The Republican candidate for attorney general in Wisconsin, Brad Schimel, recently explained to supporters that this whole minimum wage debate wouldn’t be happening if those poors could just get their lives together:
I want every one of our neighbors to have a job again, a well-paid job, so we don’t have to argue about minimum wage for someone working at Burger King. Let’s get them a real job.
A real job. Guess the grueling hours fast-food workers spend earning poverty wages must be imaginary? Or that the daily frustrations they face attempting to provide for their families in a system that is rigged against them is a delusion?

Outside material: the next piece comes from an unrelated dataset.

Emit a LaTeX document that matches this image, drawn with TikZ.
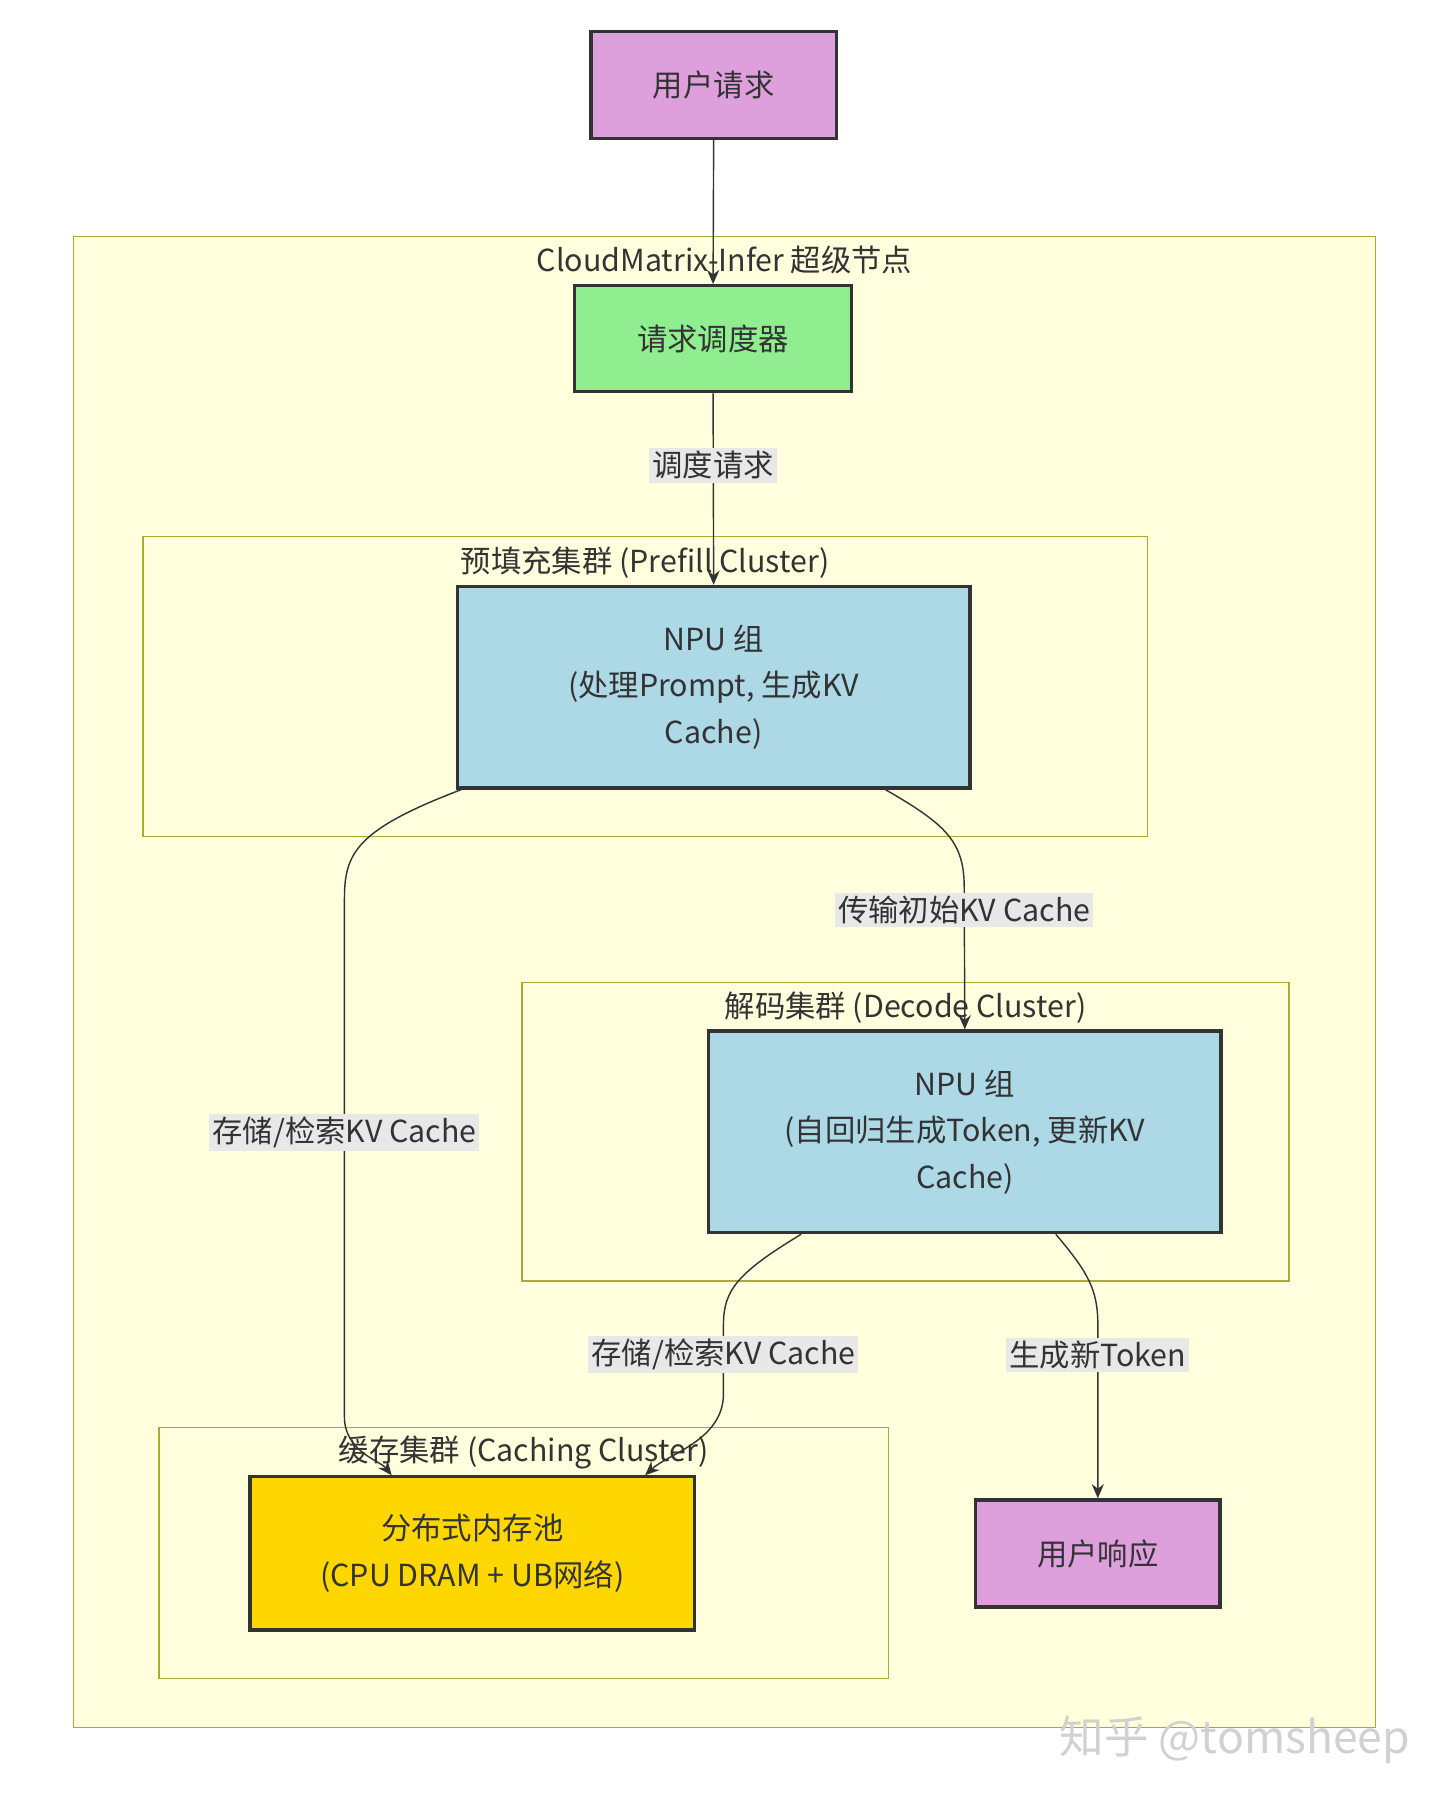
\documentclass[tikz,border=0pt]{standalone}
\usepackage{fontspec}
\setmainfont{Noto Sans CJK SC}
\usetikzlibrary{arrows.meta,calc}
\definecolor{clfill}{HTML}{FFFFDE}
\definecolor{cldraw}{HTML}{AAAA33}
\definecolor{plum}{HTML}{DDA0DD}
\definecolor{lgreen}{HTML}{90EE90}
\definecolor{lblue}{HTML}{ADD8E6}
\definecolor{gold}{HTML}{FFD700}
\definecolor{edgelbl}{HTML}{E8E8E8}
\definecolor{ink}{HTML}{333333}
\tikzset{
  txt/.style={font=\fontsize{15}{23}\selectfont, text=ink},
  box/.style={txt, draw=ink, line width=1.6pt, align=center},
  cluster/.style={draw=cldraw, fill=clfill, line width=0.6pt},
  cllabel/.style={txt},
  elabel/.style={txt, fill=edgelbl, inner sep=1.5pt},
  link/.style={draw=ink, line width=0.7pt, -{Stealth[length=7pt,width=6pt]}},
}
\begin{document}
\begin{tikzpicture}[x=0.02cm, y=-0.02cm]
\useasboundingbox (0,0) rectangle (1250,1566);

% clusters
\node[cluster, minimum width=22.6cm, minimum height=25.9cm] (outer) at (629,852.5) {};
\node[cllabel] (outerl) at (629,226) {CloudMatrix-Infer 超级节点};
\node[cluster, minimum width=17.44cm, minimum height=5.2cm] (precl) at (560,596) {};
\node[cllabel] (precll) at (560,488) {预填充集群 (Prefill Cluster)};
\node[cluster, minimum width=13.32cm, minimum height=5.18cm] (deccl) at (786,982.5) {};
\node[cllabel] (deccll) at (786,875) {解码集群 (Decode Cluster)};
\node[cluster, minimum width=12.66cm, minimum height=4.36cm] (cachecl) at (454.5,1348) {};
\node[cllabel] (cachecll) at (454.5,1261) {缓存集群 (Caching Cluster)};

% nodes
\node[box, fill=plum, minimum width=4.26cm, minimum height=1.86cm] (req) at (619.5,73.5) {用户请求};
\node[box, fill=lgreen, minimum width=4.8cm, minimum height=1.84cm] (sched) at (619,294) {请求调度器};
\node[box, fill=lblue, minimum width=8.9cm, minimum height=3.5cm] (pnpu) at (619.5,596.5) {NPU 组\\(处理Prompt, 生成KV\\Cache)};
\node[box, fill=lblue, minimum width=8.9cm, minimum height=3.5cm] (dnpu) at (837.5,982.5) {NPU 组\\(自回归生成Token, 更新KV\\Cache)};
\node[box, fill=gold, minimum width=7.72cm, minimum height=2.66cm] (pool) at (410,1348.5) {分布式内存池\\(CPU DRAM + UB网络)};
\node[box, fill=plum, minimum width=4.24cm, minimum height=1.86cm] (resp) at (953,1348.5) {用户响应};

% connectors
\draw[link] (req.south) -- (sched.north);
\draw[link] (sched.south) -- (pnpu.north);
\draw[link] ($(pnpu.south)+(-219,0)$) .. controls (310,720) and (299,740) .. (299,780)
  -- (299,1230) .. controls (299,1260) and (330,1268) .. ($(pool.north)+(-70,0)$);
\draw[link] ($(pnpu.south)+(149,0)$) .. controls (820,715) and (837,730) .. (837,770) -- (dnpu.north);
\draw[link] ($(dnpu.south)+(-142,0)$) .. controls (640,1105) and (628,1120) .. (628,1150)
  -- (628,1210) .. controls (628,1250) and (580,1262) .. ($(pool.north)+(150,0)$);
\draw[link] ($(dnpu.south)+(79,0)$) .. controls (945,1105) and (953,1120) .. (953,1150) -- (resp.north);

% edge labels
\node[elabel] (l1) at (619,404) {调度请求};
\node[elabel] (l2) at (837,790) {传输初始KV Cache};
\node[elabel] (l3) at (299,983) {存储/检索KV Cache};
\node[elabel] (l4) at (628,1176) {存储/检索KV Cache};
\node[elabel] (l5) at (953,1176) {生成新Token};

% watermark
\node[font=\fontsize{22}{26}\selectfont, text=black!18] (wm) at (1072,1510) {知乎 @tomsheep};
\end{tikzpicture}
\end{document}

What is very real is that $200 billion is grossed by the fast-food industry annually and that the CEO of McDonald’s received a $13.8 million salary in 2012. And yet, the industry can’t seem to find a way to pay its 3 million workers—the majority of whom are women—a livable wage. More than half the families of full-time fast-food workers rely on public assistance.
Schimel’s flippancy towards the plight of fast-food workers is especially charged because on Nov. 4, voters in 13 Wisconsin counties will decide on referendums to raise the minimum wage from $7.25 to $10.10 an hour. The change could make a considerable difference in the lives of low-wage workers in the state, and put Wisconsin in accordance with its own state law that dictates all workers must make a living wage:
Every wage paid or agreed to be paid by any employer to any employee…shall be not less than a living wage… [It must be enough to] permit an employee to maintain herself or himself in minimum comfort, decency, physical and moral well-being.
Someone who doesn’t want to see this happen is the state’s own Republican governor, Scott Walker, who declared $7.25 is a living wage after 100 workers filed a complaint with his administration for breaking the above statute. Also, back in January when he was interviewed about the federal minimum wage, he said “the best thing we can do to help people who are unemployed or underemployed is to fix Obamacare.”
Needless to say, if you live in Wisconsin and you care about fair wages, please make sure you show up to the polls on Nov. 4 to vote in these county referendums that could improve the quality of life for countless fast-food workers.